Libertad de expresión y apología del crimen
Por Juan Carlos Martínez
La anunciada presencia de un apologista de lo peor que puede mostrar un ser humano ha desatado un cruce de opiniones entre quienes en nombre de la libertad de expresión sostienen que todo el mundo puede ejercer ese derecho -incluidos aquellos que han cometido los delitos más aberrantes contra la humanidad- y quienes creemos que hay ciertos límites.
No para limitar o impedir la libertad de expresión de nadie sino para preservar los espacios de libertad logrados con la sangre de miles y miles de personas.
En un país donde rige el estado de derecho, todos los ciudadanos pueden expresar sus ideas, aún las que contraríen la letra y el espíritu democrático.
Pero no debe ser el Estado -al menos el democrático- el que ofrezca espacios para que sus voceros siembren el odio racial, la xenofobia, la misoginia, la discriminación social, política o religiosa, la tortura, el crimen y el genocidio.
Esos son los mensajes que Baby Etchecopar viene transmitiendo desde que apareció en los medios de comunicación como uno de los símbolos de la creciente degradación cultural, ahora multiplicada por el actual contexto político que le ofrece un gobierno hecho a su medida.
Poner en un mismo plano a quienes defienden la libertad contra la opresión, la democracia contra la dictadura o la vida contra la muerte es como igualar a la víctima con el victimario, algo parecido a la teoría de los dos demonios.

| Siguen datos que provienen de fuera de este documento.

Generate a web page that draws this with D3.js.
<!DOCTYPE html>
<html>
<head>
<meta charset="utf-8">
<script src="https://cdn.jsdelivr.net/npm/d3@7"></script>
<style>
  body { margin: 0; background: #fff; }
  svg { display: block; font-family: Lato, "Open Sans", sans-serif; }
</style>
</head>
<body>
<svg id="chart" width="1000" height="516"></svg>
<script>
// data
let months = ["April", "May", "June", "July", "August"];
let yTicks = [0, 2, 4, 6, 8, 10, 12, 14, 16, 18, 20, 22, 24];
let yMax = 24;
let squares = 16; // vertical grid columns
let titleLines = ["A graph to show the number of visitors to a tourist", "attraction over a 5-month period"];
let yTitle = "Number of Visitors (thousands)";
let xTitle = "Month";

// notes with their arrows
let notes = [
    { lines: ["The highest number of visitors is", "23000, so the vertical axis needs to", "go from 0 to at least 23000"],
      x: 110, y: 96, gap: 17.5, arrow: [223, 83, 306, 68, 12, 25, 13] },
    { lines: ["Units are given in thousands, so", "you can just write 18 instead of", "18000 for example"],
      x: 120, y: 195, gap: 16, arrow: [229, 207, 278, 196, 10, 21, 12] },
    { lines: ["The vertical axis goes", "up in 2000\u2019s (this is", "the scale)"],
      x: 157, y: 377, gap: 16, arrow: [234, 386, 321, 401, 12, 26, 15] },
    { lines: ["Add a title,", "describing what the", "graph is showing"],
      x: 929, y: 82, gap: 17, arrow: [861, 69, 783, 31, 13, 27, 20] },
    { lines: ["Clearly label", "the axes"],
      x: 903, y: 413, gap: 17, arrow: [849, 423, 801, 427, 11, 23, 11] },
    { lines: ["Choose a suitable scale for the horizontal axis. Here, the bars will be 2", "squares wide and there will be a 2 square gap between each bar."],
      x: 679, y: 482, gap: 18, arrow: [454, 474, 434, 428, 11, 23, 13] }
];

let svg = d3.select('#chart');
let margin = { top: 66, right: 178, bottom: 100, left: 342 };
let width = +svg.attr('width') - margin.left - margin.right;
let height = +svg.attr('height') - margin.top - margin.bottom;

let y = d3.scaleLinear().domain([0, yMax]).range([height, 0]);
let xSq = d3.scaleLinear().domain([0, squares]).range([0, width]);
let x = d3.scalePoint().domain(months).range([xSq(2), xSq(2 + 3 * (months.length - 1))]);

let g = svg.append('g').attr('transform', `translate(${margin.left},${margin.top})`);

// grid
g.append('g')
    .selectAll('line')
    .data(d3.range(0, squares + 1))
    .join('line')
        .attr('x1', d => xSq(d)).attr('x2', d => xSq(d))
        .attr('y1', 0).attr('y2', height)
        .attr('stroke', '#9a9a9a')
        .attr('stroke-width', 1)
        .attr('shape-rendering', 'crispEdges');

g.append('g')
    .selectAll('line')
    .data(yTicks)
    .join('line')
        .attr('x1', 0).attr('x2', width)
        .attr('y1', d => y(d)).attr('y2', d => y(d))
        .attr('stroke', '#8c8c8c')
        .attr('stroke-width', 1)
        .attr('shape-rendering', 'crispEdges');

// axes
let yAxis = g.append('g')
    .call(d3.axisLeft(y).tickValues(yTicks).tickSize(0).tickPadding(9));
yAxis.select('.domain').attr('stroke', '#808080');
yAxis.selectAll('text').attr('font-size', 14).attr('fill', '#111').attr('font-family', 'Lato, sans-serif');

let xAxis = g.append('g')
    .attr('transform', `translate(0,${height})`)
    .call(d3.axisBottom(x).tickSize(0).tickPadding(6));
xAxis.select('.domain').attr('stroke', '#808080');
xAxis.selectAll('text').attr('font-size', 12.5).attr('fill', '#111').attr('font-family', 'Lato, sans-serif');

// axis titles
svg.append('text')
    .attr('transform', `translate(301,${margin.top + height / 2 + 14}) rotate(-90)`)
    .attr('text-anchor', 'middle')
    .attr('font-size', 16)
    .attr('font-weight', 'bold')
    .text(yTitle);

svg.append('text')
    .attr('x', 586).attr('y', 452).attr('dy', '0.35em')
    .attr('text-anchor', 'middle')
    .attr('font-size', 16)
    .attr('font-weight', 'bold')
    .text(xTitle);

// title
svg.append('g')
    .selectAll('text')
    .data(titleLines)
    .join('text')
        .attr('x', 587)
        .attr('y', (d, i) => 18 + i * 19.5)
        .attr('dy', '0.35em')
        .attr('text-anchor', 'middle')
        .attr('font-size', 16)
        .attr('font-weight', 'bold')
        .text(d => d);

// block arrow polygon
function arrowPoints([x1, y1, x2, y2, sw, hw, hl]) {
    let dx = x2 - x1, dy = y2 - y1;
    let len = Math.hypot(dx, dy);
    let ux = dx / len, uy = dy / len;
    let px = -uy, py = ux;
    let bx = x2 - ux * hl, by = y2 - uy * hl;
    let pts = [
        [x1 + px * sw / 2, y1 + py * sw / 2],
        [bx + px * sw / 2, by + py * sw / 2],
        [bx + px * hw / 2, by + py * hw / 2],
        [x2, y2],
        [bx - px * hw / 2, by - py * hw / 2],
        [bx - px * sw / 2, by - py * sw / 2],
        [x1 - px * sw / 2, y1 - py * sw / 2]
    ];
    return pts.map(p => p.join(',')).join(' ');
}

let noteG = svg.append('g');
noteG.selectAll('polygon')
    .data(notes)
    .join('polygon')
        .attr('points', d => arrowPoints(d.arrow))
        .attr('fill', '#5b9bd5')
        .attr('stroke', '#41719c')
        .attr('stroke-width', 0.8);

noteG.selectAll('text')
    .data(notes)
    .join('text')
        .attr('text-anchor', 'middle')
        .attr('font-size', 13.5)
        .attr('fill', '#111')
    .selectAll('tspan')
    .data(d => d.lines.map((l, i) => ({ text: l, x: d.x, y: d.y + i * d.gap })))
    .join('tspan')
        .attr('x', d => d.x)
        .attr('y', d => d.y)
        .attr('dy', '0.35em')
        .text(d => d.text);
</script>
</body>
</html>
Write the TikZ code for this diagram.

Personajes como Etchecopar son los que crearon el caldo de cultivo previo al golpe de Estado del 24 de marzo de 1976 al demonizar a personas rotuladas ideológicamente, entre ellas los ciento treinta periodistas y escritores asesinados por la dictadura.
Los Etchecopar de entonces (Mariano Grondona, Bernardo Neustadt, Chiche Gelblung y Mirta Legrand, entre otros- participaron de una sistemática campaña de acción psicológica en tiempos de la Triple A y de esa manera crearon el clima que las fuerzas armadas necesitaban para tomar el poder.
También los militares lo hicieron en nombre de las libertades, lo que no les impidió perseguir, amordazar, encarcelar y asesinar a quienes osaron hacer uso de la libertad de expresión.
¿Alguien cree que el discurso de los Etchecopar puede incluirse en alguna clase alusiva a la libertad de expresión en las escuelas y facultades de periodismo?
¿Alguien cree que semejante energúmeno puede aportar algo a la educación y a la cultura, a la democracia?
Oponerse a que ese discurso envenene las mentes de nuestros jóvenes ¿es atentar contra la libertad de expresión?
Lo hemos dicho antes. No se trata de prohibir la opinión de nadie. Ni siquiera de los que hacen de la censura un culto.
Eso nos pondría en su mismo nivel de intolerancia.
Se trata, nada menos, que de reafirmar los principios de la educación para la libertad individual y colectiva de todos los ciudadanos.
Se trata de defender la democracia y los derechos humanos arrebatados por la barbarie cívico-militar-clerical, que es lo que reivindican los nostálgicos del genocidio de treinta mil personas.
La presencia de Etchecopar en La Pampa no es casual. Está ligada al clima propicio creado por un gobierno que exalta la democracia pero al mismo tiempo aplica métodos propios de la dictadura.
Lo más visible de todo es la escalada represiva de la Policia dirigida por un impune golpeador y torturador de mujeres, un mano dura condenado por abuso de autoridad, inexplicablemente protegido por el gobernador Carlos Verna, el Partido Justicialista y buena parte de la complaciente oposición que gobierna el municipio de Santa Rosa, el mismo que le ha dado espacio a Etchecopar para que nos ofrezca una de sus magistrales clases de intolerancia.
Si algo faltaba para demostrar la vigencia de ese juego pendular que practica el gobierno pampeano con su doble discurso y su doble conducta, el mejor testimonio es la placa que acaba se colocarse en la jefatura de la Policía con el nombre del represor Luis Baraldini, principal responsable de los múltiples delitos de lesa humanidad cometidos en La Pampa durante el terrorismo de Estado.
Algo debe andar mal para que luego de más de treinta años de democracia el nombre de un genocida figure en el bronce como si fuera un héroe y que aparezca en escena y al amparo del Estado provincial y municipal un personaje de la calaña de Etchecopar y que una parte de la sociedad crea que la apología del crimen y la libertad de expresión son la misma cosa.